Usai memberikan pidato dalam Konferensi Anti Rasialisme di Jenewa, Mahmoud Ahmadinejad mengadakan konferensi pers.
Presiden Iran itu mengungkapkan kegeliannya terhadap sikap negara-negara Eropa yang memboikot konferensi dan beberapa utusan negara Eropa yang melakukan aksi walkout saat dia menyampaikan pidato.
“Tindakan memboikot konferensi ini hanya bisa ditafsirkan sebagai dukungan terhadap rasialisme,” katanya.
Ia juga mempertanyakan jargon “kebebasan berpendapat” yang selama ini digemborkan dunia Barat. “Aksi mengganggu ceramah saya juga walk out tidak sesuai dengan jargon mereka yang megaku sebagai masyarakat yang menghargai kebebasan berpendapat. Nyatanya, mereka tidak siap mendengarkan pendapat yang berbeda dengan pendapat mereka.”
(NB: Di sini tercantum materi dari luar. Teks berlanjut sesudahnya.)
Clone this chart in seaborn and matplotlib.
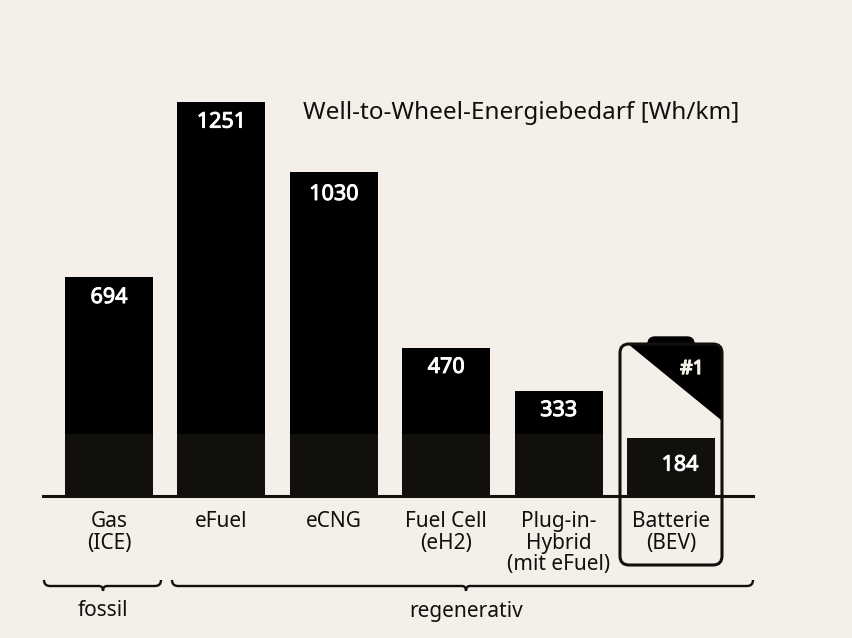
#!/usr/bin/env python3
"""Well-to-wheel energy demand per drivetrain, battery bar highlighted."""
import matplotlib
matplotlib.use('Agg')
import matplotlib.pyplot as plt
import matplotlib.patheffects as pe
from matplotlib.patches import FancyBboxPatch, Polygon
from matplotlib.path import Path
from matplotlib.patches import PathPatch
import seaborn as sns

# Data
categories = ['Gas\n(ICE)', 'eFuel\n\n', 'eCNG\n\n', 'Fuel Cell\n(eH2)',
              'Plug-in-\nHybrid\n(mit eFuel)', 'Batterie\n(BEV)']
energy_values = [694, 1251, 1030, 470, 333, 184]
base_values = [197, 197, 197, 197, 197, 184]

BG = '#f5efea'
DARK = '#12100d'
W, H = 852, 638

sns.set_theme(style='white', rc={'figure.facecolor': BG, 'axes.facecolor': BG})
plt.rcParams['font.family'] = ['Noto Sans', 'DejaVu Sans']

fig = plt.figure(figsize=(W / 100, H / 100), dpi=100)

# main axes: baseline at y=496, spans x=43..753 in pixels
ax = fig.add_axes([43 / W, 1 - 496 / H, 710 / W, 406 / H])
sns.barplot(x=categories, y=energy_values, color='black', saturation=1, width=0.783,
            linewidth=0, ax=ax)
sns.barplot(x=categories, y=base_values, color=DARK, saturation=1, width=0.783,
            linewidth=0, ax=ax)
ax.set_xlim(-0.587, 5.73)
ax.set_ylim(0, 1289)
ax.set_yticks([])
ax.set_ylabel('')
sns.despine(ax=ax, left=True)
ax.spines['bottom'].set_color(DARK)
ax.spines['bottom'].set_linewidth(2.2)
ax.tick_params(axis='x', length=0, pad=11, labelsize=15, labelcolor=DARK)
for lab in ax.get_xticklabels():
    lab.set_linespacing(1.02)
    lab.set_verticalalignment('top')

# value labels inside the bars, no semibold face installed so thicken with a stroke
label_drop = [14.5, 14.5, 16.5, 14, 14, 19.5]
for i, v in enumerate(energy_values):
    dx = 6.5 if i == 5 else 0
    ax.annotate(str(v), xy=(i, v), xytext=(dx, -label_drop[i]), textcoords='offset points',
                ha='center', va='center', color='white', fontsize=15.5,
                path_effects=[pe.withStroke(linewidth=0.7, foreground='white')])

# overlay in pixel coordinates for the battery and the braces
ov = fig.add_axes([0, 0, 1, 1], facecolor='none')
ov.set_xlim(0, W)
ov.set_ylim(H, 0)
ov.axis('off')

# battery cap and black corner
ov.add_patch(FancyBboxPatch((648, 337), 46, 14, boxstyle='round,pad=0,rounding_size=7',
                            fc='black', ec='black', lw=1))
ov.add_patch(Polygon([(628, 344), (716, 344), (723, 351), (723, 420), (721, 420)],
                     closed=True, fc='black', ec='none'))
ov.add_patch(FancyBboxPatch((620, 344), 102, 221, boxstyle='round,pad=0,rounding_size=9',
                            fc='none', ec=DARK, lw=2.2))
ov.text(692, 369, '#1', ha='center', va='center', color=BG, fontsize=14,
        path_effects=[pe.withStroke(linewidth=1.0, foreground=BG)])


def brace(x0, x1, xm):
    verts = [(x0, 580), (x0, 586), (x0 + 6, 586), (xm - 4, 586), (xm, 586), (xm, 591),
             (xm, 586), (xm + 4, 586), (x1 - 6, 586), (x1, 586), (x1, 580)]
    codes = [Path.MOVETO, Path.CURVE3, Path.CURVE3, Path.LINETO, Path.CURVE3, Path.CURVE3,
             Path.CURVE3, Path.CURVE3, Path.LINETO, Path.CURVE3, Path.CURVE3]
    ov.add_patch(PathPatch(Path(verts, codes), fc='none', ec=DARK, lw=1.7))


brace(44, 161, 103)
brace(172, 753, 466)
ov.text(103, 611, 'fossil', ha='center', va='center', color=DARK, fontsize=15)
ov.text(466, 611, 'regenerativ', ha='center', va='center', color=DARK, fontsize=15)
ov.text(521, 113, 'Well-to-Wheel-Energiebedarf [Wh/km]', ha='center', va='center',
        color=DARK, fontsize=17.5)

fig.savefig('out.png', dpi=100, facecolor=BG)
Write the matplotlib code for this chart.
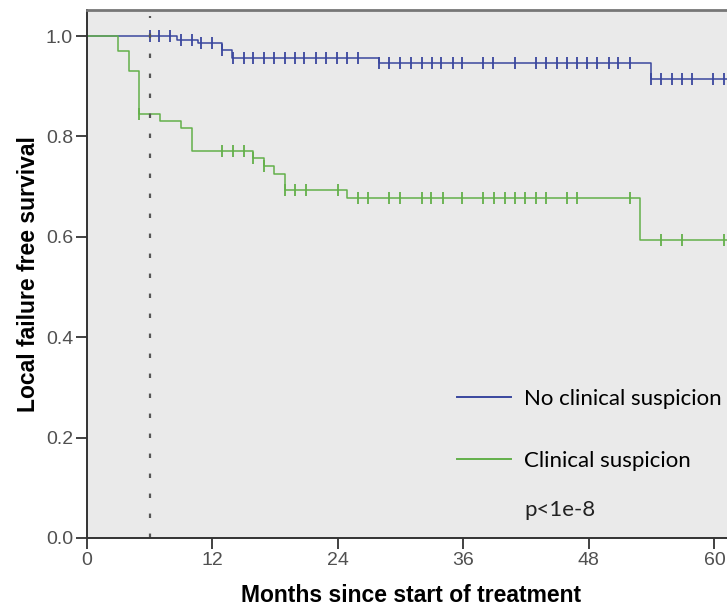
import matplotlib
matplotlib.use("Agg")
import matplotlib.pyplot as plt
import numpy as np

# Kaplan-Meier steps (months, survival after the step)
blue_times = [8.6, 10.6, 12.9, 13.9, 27.9, 53.9]
blue_surv = [0.993, 0.987, 0.972, 0.957, 0.947, 0.914]
blue_cens = [6.0, 6.9, 7.9, 9.0, 10.0, 10.9, 12.0, 12.9,
             14.0, 15.0, 15.9, 16.9, 17.9, 18.9, 19.9, 20.8, 21.9, 22.9, 23.9, 24.9, 25.9,
             27.9, 28.9, 29.9, 31.0, 32.0, 33.0, 33.9, 35.0, 35.9, 37.9, 38.8, 40.9,
             42.9, 43.9, 44.9, 45.9, 46.9, 47.8, 48.8, 49.9, 50.8, 51.9,
             53.9, 54.9, 55.9, 56.9, 57.9, 59.9, 60.9, 61.8]

green_times = [3.0, 4.0, 5.0, 7.0, 9.0, 10.0, 15.9, 16.9, 17.9, 18.9, 24.9, 52.9]
green_surv = [0.970, 0.930, 0.844, 0.831, 0.817, 0.772, 0.757, 0.742, 0.726, 0.694, 0.677, 0.593]
green_cens = [5.0, 12.9, 14.0, 15.0, 15.9, 16.9, 18.9, 19.9, 20.9, 24.0,
              25.9, 26.9, 28.9, 29.9, 32.0, 32.9, 34.0, 35.9, 37.9, 38.9, 40.0, 40.9,
              41.9, 42.9, 43.9, 45.9, 46.9, 51.9, 54.9, 56.9, 60.9]

labels = ["No clinical suspicion", "Clinical suspicion"]
xticks = [0, 12, 24, 36, 48, 60]
yticks = [0.0, 0.2, 0.4, 0.6, 0.8, 1.0]
landmark = 6
x_max = 61.9

blue = "#3a479e"
green = "#63b04a"
tick_font = "Liberation Sans"

fig = plt.figure(figsize=(7.27, 6.08), dpi=100)
ax = fig.add_axes([87 / 727, 1 - 538 / 608, 1 - 87 / 727 + 0.01, 528 / 608])
ax.set_facecolor("#eaeaea")


def km_curve(times, surv, cens, color, label):
    xs = np.concatenate([[0], times, [x_max + 1]])
    ys = np.concatenate([[1.0], surv, [surv[-1]]])
    ax.step(xs, ys, where="post", color=color, lw=1.1, label=label)
    # censor marks sit on the curve value at that time
    idx = np.searchsorted(times, cens, side="right")
    cy = np.concatenate([[1.0], surv])[idx]
    ax.plot(cens, cy, ls="none", marker="|", ms=8, mew=1.3, color=color)


km_curve(blue_times, blue_surv, blue_cens, blue, labels[0])
km_curve(green_times, green_surv, green_cens, green, labels[1])

ax.plot([landmark, landmark], [0, 1.04], ls=(0, (2, 7)), color="#555555", lw=1.6)

ax.set_xlim(0, x_max)
ax.set_ylim(0, 1.052)
ax.set_xticks(xticks)
ax.set_yticks(yticks)
ax.set_yticklabels(["%.1f" % v for v in yticks])
for lab in ax.get_xticklabels() + ax.get_yticklabels():
    lab.set_family(tick_font)
    lab.set_fontsize(14)
    lab.set_color("#505050")
ax.tick_params(direction="out", length=8, width=1.3, color="#333333", pad=2)

for side in ["left", "bottom"]:
    ax.spines[side].set_color("#333333")
    ax.spines[side].set_linewidth(1.4)
ax.spines["top"].set_color("#777777")
ax.spines["top"].set_linewidth(2)
ax.spines["right"].set_visible(False)

ax.set_xlabel("Months since start of treatment", fontsize=16.5, fontweight="bold",
              family=tick_font, labelpad=11)
ax.set_ylabel("Local failure free survival", fontsize=16.5, fontweight="bold",
              family=tick_font, labelpad=4)

leg = ax.legend(loc="center left", bbox_to_anchor=(0.54, 0.205), frameon=False,
                prop={"family": "Lato", "size": 16}, handlelength=2.45,
                handletextpad=0.6, labelspacing=1.9)
for h in leg.get_lines():
    h.set_linewidth(1.4)
ax.text(0.676, 0.053, "p<1e-8", transform=ax.transAxes, family="Lato", fontsize=16,
        va="center", ha="left", color="#222222")

fig.savefig("out.png", dpi=100)
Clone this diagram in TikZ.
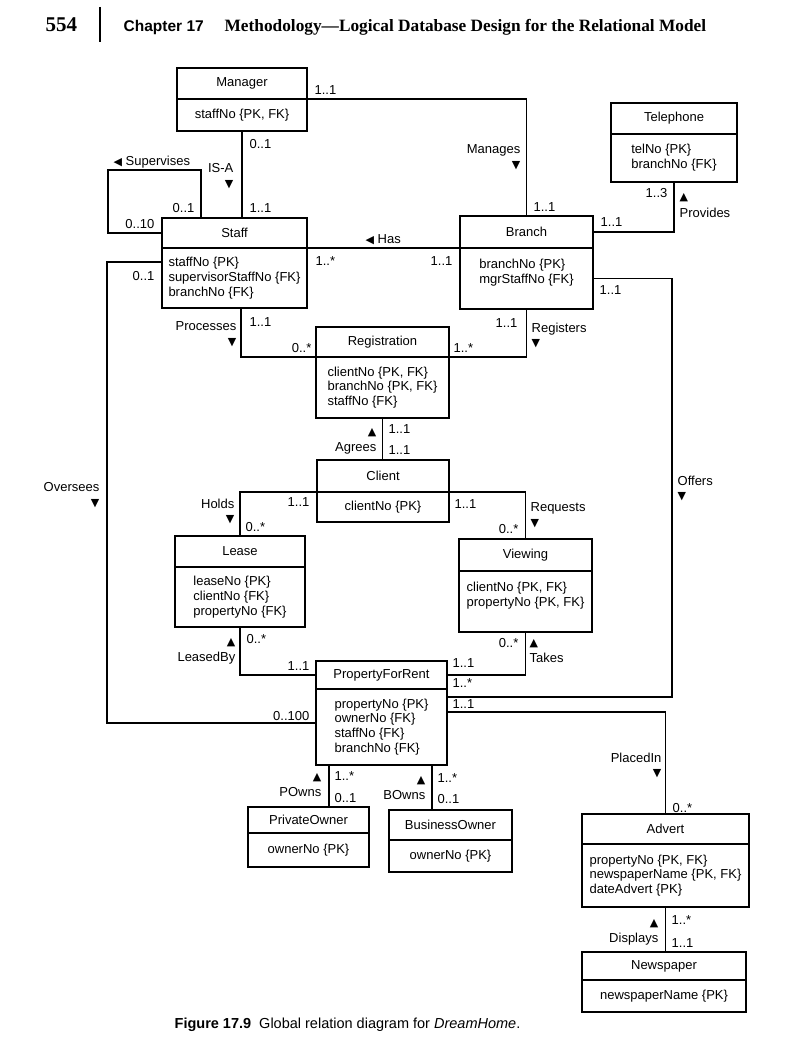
\documentclass[tikz,border=0pt]{standalone}
\usepackage{fontspec}
\setmainfont{Liberation Sans}
\newfontfamily\headserif{Liberation Serif}
\newfontfamily\symfont{DejaVu Sans}
\usetikzlibrary{positioning}
\newcommand{\tdn}{{\symfont\fontsize{11}{11}\selectfont ▼}}
\newcommand{\tup}{{\symfont\fontsize{11}{11}\selectfont ▲}}
\newcommand{\tlf}{{\symfont\fontsize{11}{11}\selectfont ◀}}

\begin{document}
\begin{tikzpicture}[x=1pt,y=-1pt,line width=1.3pt,
  txt/.style={font=\fontsize{13}{14.8}\selectfont},
  enthead/.style={draw,txt,inner sep=0pt,outer sep=0pt},
  entbody/.style={draw,txt,inner sep=0pt,outer sep=0pt,align=left},
  lbl/.style={txt,inner sep=0pt}]
    \fill[white] (0,0) rectangle (792,1062);
    % page head
    \node[anchor=base west,inner sep=0pt,font=\headserif\bfseries\fontsize{21}{21}\selectfont] (pageno) at (45,32) {554};
    \draw[line width=1.4pt] (100,7) -- (100,42);
    \node[anchor=base west,inner sep=0pt,font=\bfseries\fontsize{15.5}{16}\selectfont] (chapter) at (123,32) {Chapter 17};
    \node[anchor=base west,inner sep=0pt,font=\headserif\bfseries\fontsize{17.3}{18}\selectfont] (chaptitle) at (224,32) {Methodology—Logical Database Design for the Relational Model};
    % relations
    \node[enthead,minimum width=130pt,minimum height=31pt] (manager) at (242,83.5) {Manager};
    \node[entbody,minimum width=130pt,minimum height=32pt,below=0pt of manager] (manager-b) {staffNo \{PK, FK\}};
    \node[enthead,minimum width=145pt,minimum height=30pt] (staff) at (234.5,233) {Staff};
    \node[entbody,minimum width=145pt,minimum height=60pt,below=0pt of staff] (staff-b) {staffNo \{PK\}\\supervisorStaffNo \{FK\}\\branchNo \{FK\}};
    \node[enthead,minimum width=133pt,minimum height=32pt] (branch) at (526.5,232) {Branch};
    \node[entbody,minimum width=133pt,minimum height=61pt,below=0pt of branch] (branch-b) {branchNo \{PK\}\\mgrStaffNo \{FK\}\\\phantom{x}};
    \node[enthead,minimum width=126pt,minimum height=31pt] (telephone) at (674,118.5) {Telephone};
    \node[entbody,minimum width=126pt,minimum height=48pt,below=0pt of telephone] (telephone-b) {telNo \{PK\}\\branchNo \{FK\}};
    \node[enthead,minimum width=133pt,minimum height=30pt] (registration) at (382.5,342) {Registration};
    \node[entbody,minimum width=133pt,minimum height=61pt,below=0pt of registration] (registration-b) {clientNo \{PK, FK\}\\branchNo \{PK, FK\}\\staffNo \{FK\}};
    \node[enthead,minimum width=132pt,minimum height=32pt] (client) at (383,476) {Client};
    \node[entbody,minimum width=132pt,minimum height=30pt,below=0pt of client] (client-b) {clientNo \{PK\}};
    \node[enthead,minimum width=130pt,minimum height=31pt] (lease) at (240,551.5) {Lease};
    \node[entbody,minimum width=130pt,minimum height=60pt,below=0pt of lease] (lease-b) {leaseNo \{PK\}\\clientNo \{FK\}\\propertyNo \{FK\}};
    \node[enthead,minimum width=133pt,minimum height=32pt] (viewing) at (525.5,555) {Viewing};
    \node[entbody,minimum width=133pt,minimum height=61pt,below=0pt of viewing] (viewing-b) {clientNo \{PK, FK\}\\propertyNo \{PK, FK\}\\\phantom{x}};
    \node[enthead,minimum width=131pt,minimum height=28pt] (pfr) at (381.5,675) {PropertyForRent};
    \node[entbody,minimum width=131pt,minimum height=76pt,below=0pt of pfr] (pfr-b) {propertyNo \{PK\}\\ownerNo \{FK\}\\staffNo \{FK\}\\branchNo \{FK\}};
    \node[enthead,minimum width=121pt,minimum height=26pt] (privateowner) at (308.5,820) {PrivateOwner};
    \node[entbody,minimum width=121pt,minimum height=34pt,below=0pt of privateowner] (privateowner-b) {ownerNo \{PK\}};
    \node[enthead,minimum width=123pt,minimum height=30pt] (businessowner) at (450.5,825) {BusinessOwner};
    \node[entbody,minimum width=123pt,minimum height=32pt,below=0pt of businessowner] (businessowner-b) {ownerNo \{PK\}};
    \node[enthead,minimum width=167pt,minimum height=30pt] (advert) at (665.5,829) {Advert};
    \node[entbody,minimum width=167pt,minimum height=63pt,below=0pt of advert] (advert-b) {propertyNo \{PK, FK\}\\newspaperName \{PK, FK\}\\dateAdvert \{PK\}};
    \node[enthead,minimum width=164pt,minimum height=28pt] (newspaper) at (664,966) {Newspaper};
    \node[entbody,minimum width=164pt,minimum height=32pt,below=0pt of newspaper] (newspaper-b) {newspaperName \{PK\}};
    % links
    \draw (manager-b.south) -- (manager-b.south |- staff.north);
    \draw (manager.south east) -| (branch.north);
    \draw (staff.north -| 201,0) |- (108,170) |- (staff.west);
    \draw (staff-b.west |- 0,262) -| (107,723) -- (pfr-b.west |- 0,723);
    \draw (staff.south east) -- (branch.south west);
    \draw (telephone-b.south) |- (branch.east);
    \draw (branch-b.east) -| (672,697) -- (pfr-b.east |- 0,697);
    \draw (staff-b.south -| 241,0) |- (registration.south west);
    \draw (branch-b.south) |- (registration.south east);
    \draw (registration-b.south) -- (registration-b.south |- client.north);
    \draw (client.south west) -| (lease.north);
    \draw (client.south east) -| (viewing.north);
    \draw (lease-b.south) |- (pfr.west);
    \draw (viewing-b.south) |- (pfr.east);
    \draw (pfr-b.east |- 0,712) -| (advert.north);
    \draw (pfr-b.south -| 329,0) -- (privateowner.north -| 329,0);
    \draw (pfr-b.south -| 432,0) -- (businessowner.north -| 432,0);
    \draw (advert-b.south) -- (advert-b.south |- newspaper.north);
    % multiplicities
    \foreach \x/\y/\m [count=\i] in {314/95/1..1, 249/148/0..1, 249/212/1..1, 315/265/1..*,
        533/211/1..1, 600/226/1..1, 599/294/1..1, 249/326/1..1, 453/352/1..*, 388/433/1..1,
        388/454/1..1, 245/531/0..*, 454/508/1..1, 246/643/0..*, 452/667/1..1, 452/687/1..*,
        452/708/1..1, 672/812/0..*, 334/780/1..*, 334/802/0..1, 437/782/1..*, 437/803/0..1,
        671/924/1..*, 671/947/1..1}
        \node[lbl,anchor=base west] (mw-\i) at (\x,\y) {\m};
    \foreach \x/\y/\m [count=\i] in {195/212/0..1, 155/228/0..10, 155/280/0..1, 453/265/1..1,
        668/197/1..3, 312/352/0..*, 518/327/1..1, 310/506/1..1, 519/533/0..*, 310/670/1..1,
        519/647/0..*, 310/720/0..100}
        \node[lbl,anchor=base east] (me-\i) at (\x,\y) {\m};
    % relationship names
    \node[lbl,anchor=base west] (supervises) at (113,165) {\tlf\ Supervises};
    \node[lbl,anchor=base west] (has) at (365,243) {\tlf\ Has};
    \node[lbl,align=right,anchor=north east] (isa) at (234,163) {IS-A\\\tdn};
    \node[lbl,align=right,anchor=north east] (manages) at (521,144) {Manages\\\tdn};
    \node[lbl,align=right,anchor=north east] (processes) at (237,321) {Processes\\\tdn};
    \node[lbl,align=left,anchor=north west] (registers) at (531,322) {Registers\\\tdn};
    \node[lbl,align=right,anchor=north east] (holds) at (235,498) {Holds\\\tdn};
    \node[lbl,align=left,anchor=north west] (requests) at (530,502) {Requests\\\tdn};
    \node[lbl,align=right,anchor=north east] (oversees) at (100,482) {Oversees\\\tdn};
    \node[lbl,align=left,anchor=north west] (offers) at (677,475) {Offers\\\tdn};
    \node[lbl,align=right,anchor=north east] (placedin) at (662,752) {PlacedIn\\\tdn};
    \node[lbl,align=left,anchor=north west] (provides) at (679,193) {\tup\\[2pt]Provides};
    \node[lbl,align=right,anchor=north east] (agrees) at (377,428) {\tup\\[1pt]Agrees};
    \node[lbl,align=right,anchor=north east] (leasedby) at (236,638) {\tup\\[1pt]LeasedBy};
    \node[lbl,align=left,anchor=north west] (takes) at (529,639) {\tup\\[1pt]Takes};
    \node[lbl,align=right,anchor=north east] (powns) at (322,773) {\tup\\[1pt]POwns};
    \node[lbl,align=right,anchor=north east] (bowns) at (426,776) {\tup\\[1pt]BOwns};
    \node[lbl,align=right,anchor=north east] (displays) at (659,919) {\tup\\[1pt]Displays};
    % caption
    \node[anchor=base west,inner sep=0pt,font=\fontsize{14.5}{15}\selectfont] (caption) at (174,1028) {\textbf{Figure 17.9}\hspace{4pt} Global relation diagram for \textit{DreamHome}.};
\end{tikzpicture}
\end{document}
Ia juga sempat mengingatkan para wartawan tentang insiden di Universitas Columbia, Ney York. Menurutnya, sebagai orang yang diundang, dirinya layak diperlakukan sebagai tamu yang tidak semestinya dihujat secara biadab dalam forum akademi. Tapi kenyataannya, etika yang selama ini diklaim sebagai budaya bangsa Barat, tidak tercermin sama sekali. Bahkan, pertanyaan-pertanyaan yang dilontarkan telah disensor dan dipersiapkan hanya untuk menunjukkan sikap permusuhan.
Soal nuklir, Ahamdinejad mengungkapkan adanya manipulasi opini yang mencampuradukkan teknologi nuklir dan senjata nuklir. “Iran, sebagai negara yang secara sukarela menandatangani pakta anti senjata nuklir, secara masif dizalimi dan dilukiskan sebagai negara yang berambisi memiliki senjata nuklir. Ini dilakukan karena mereka tidak menginginkan adanya kesetaraan dalam penguasaan teknologi demi melestarikan hegemoni,” tukasnya.
Lebih lajut, Ahmadinejad mengatakan, “Jika teknologi nuklir disamakan dengan senjata nuklir, maka yang paling bertanggungjawab adalah negara-negara yang selama ini mengklaim sebagai adikuas.” (aljazeera).